Enter Jesus, who is baptized and anointed by God to share the good news of the kingdom of God in word and deed, but is driven by the Spirit into the wilderness for a period of preparation before he begins his public ministry. First, it is important to note that Jesus is able to do what Adam and Eve are not able to do – trust in God, and rely on God’s word and power to sustain him against the temptations of the devil. Jesus trusts God and calls us to trust God, too. Jesus does what we can’t always do, as Paul describes in our Romans lesson. “By one man’s obedience, the many will be made righteous,” Paul promises us. We all face temptations. We know what those temptations are.

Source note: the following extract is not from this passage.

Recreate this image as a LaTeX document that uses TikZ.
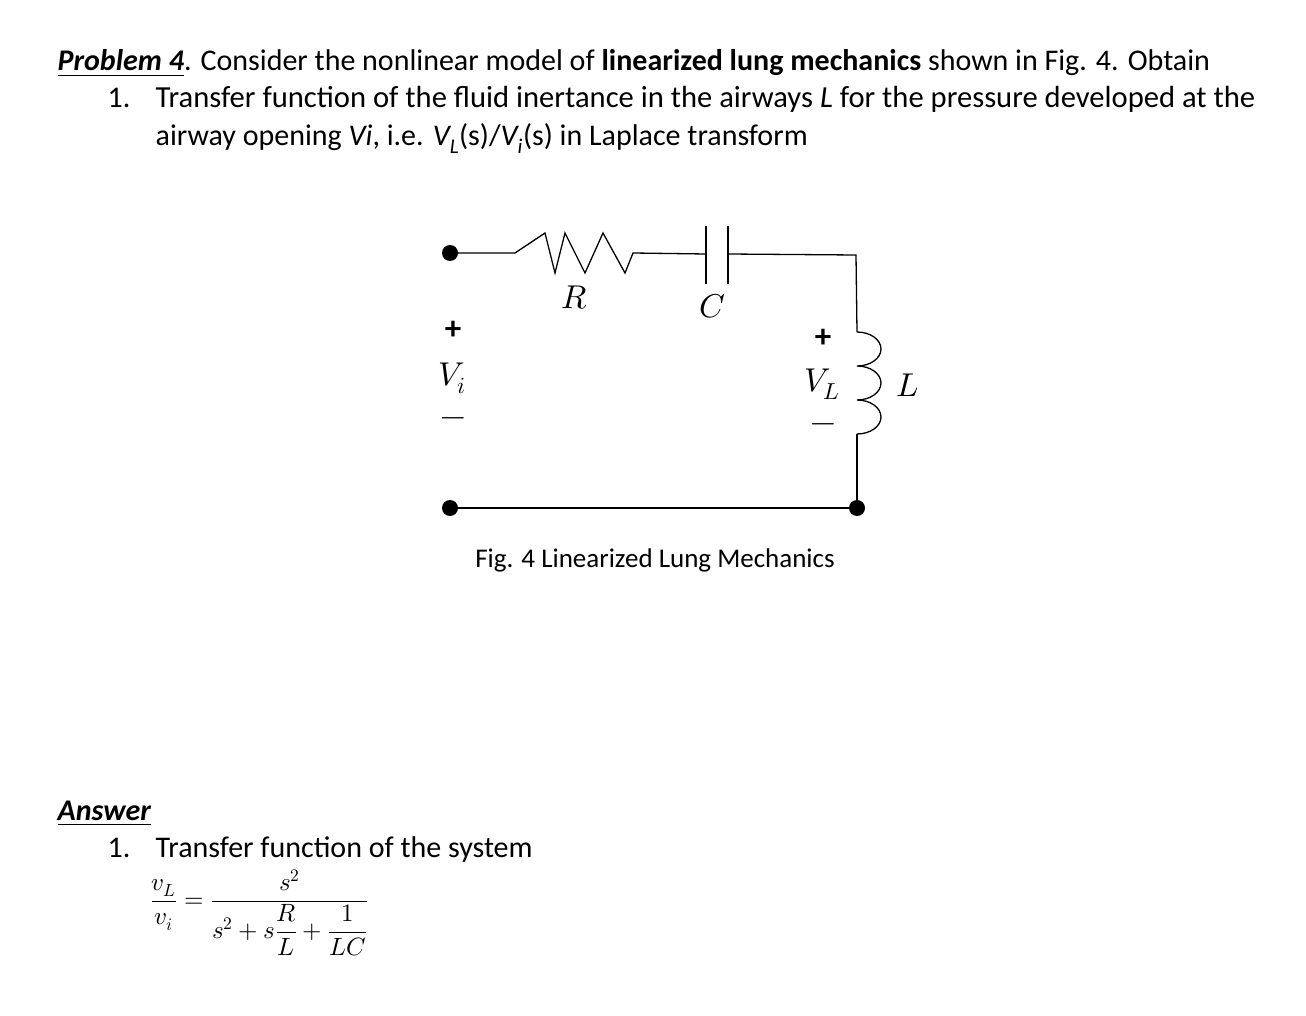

Regular worship calls us to confess those temptations and the times we have given into temptations to God. Yet the free gift of the grace of God forgives us our sins and helps us move beyond our temptations to place our trust in God once again.
Today is the first Sunday of Lent, and we began Lent on Ash Wednesday with an invitation for us to consider growing spiritually in three specific ways: prayer, fasting, and sacrificial giving. My colleague describes Lent as a time of “spiritual spring cleaning,” which I think is a helpful image for us to have. In worship, we put our focus a bit more on confession and repentance, and we think about what we might give up or fast from for Lent, what we might take on as an extra prayer or devotional practice. We may strive to give more generously of our time as a volunteer or of our financial resources with a special offering to our church or other nonprofit. All of these ideas are great ones to consider for our spiritual spring cleaning to prepare for Easter. But it is important to go back to the story of our original parents to remember that there is an underlying trust issue in our souls that we cannot mend on our own. Lent is not just about doing extra things for God, it is primarily about remembering what God has done for us through Jesus’ sacrificial death on the cross. Spiritual practices in Lent – prayer, fasting, and sacrificial giving, are means to an end, to help us place our trust more fully in God. We strive to have our lives point back to God and to help others trust in God more fully, too.
It is interesting to note that Jesus’ answers to the devil’s temptations mirror the first three commandments, which are all about trusting God instead of oneself or other things. 1) You shall have no other Gods before me 2)You shall not take the name of the Lord your God in vain and 3)Remember the Sabbath day and keep it holy – the devil tries to tempt Jesus into relying on something other than God: bread, misusing God’ s name needlessly by pointlessly jumping off a high tower, worshipping the devil rather than God. The temptations we face today I think are similar – the temptations we face like Adam and Eve are not as simple as refusing to eat a second dessert or have just one cigarette (not that those are easy temptations for us to resist!). The root of temptation is to distrust God who is love, who is good, who is grace, who is redemption.
The whole point of this temptation story is that God can be trusted, and Jesus as God’s son can be trusted! Jesus can do what we can’t – trust God fully. All of us at some point or another have been disappointed by trusting someone or something that broke our trust. Jesus points us back to those first three commandments so that we might remember who is truly worth our trust, our worship, our service, our time, our everything. Adam and Eve couldn’t be trusted to follow God’s ONE rule. Jesus is able to trust God fully, not giving into temptation, so that we might be able to trust and rely on him and HIS strength, not our own, when we feel weak, when we are tempted, when we want more than anything else to break the rules. Whatever you have decided to do this Lent – prayer, giving something up, taking something on – may it lead you to trusting God more fully. Amen.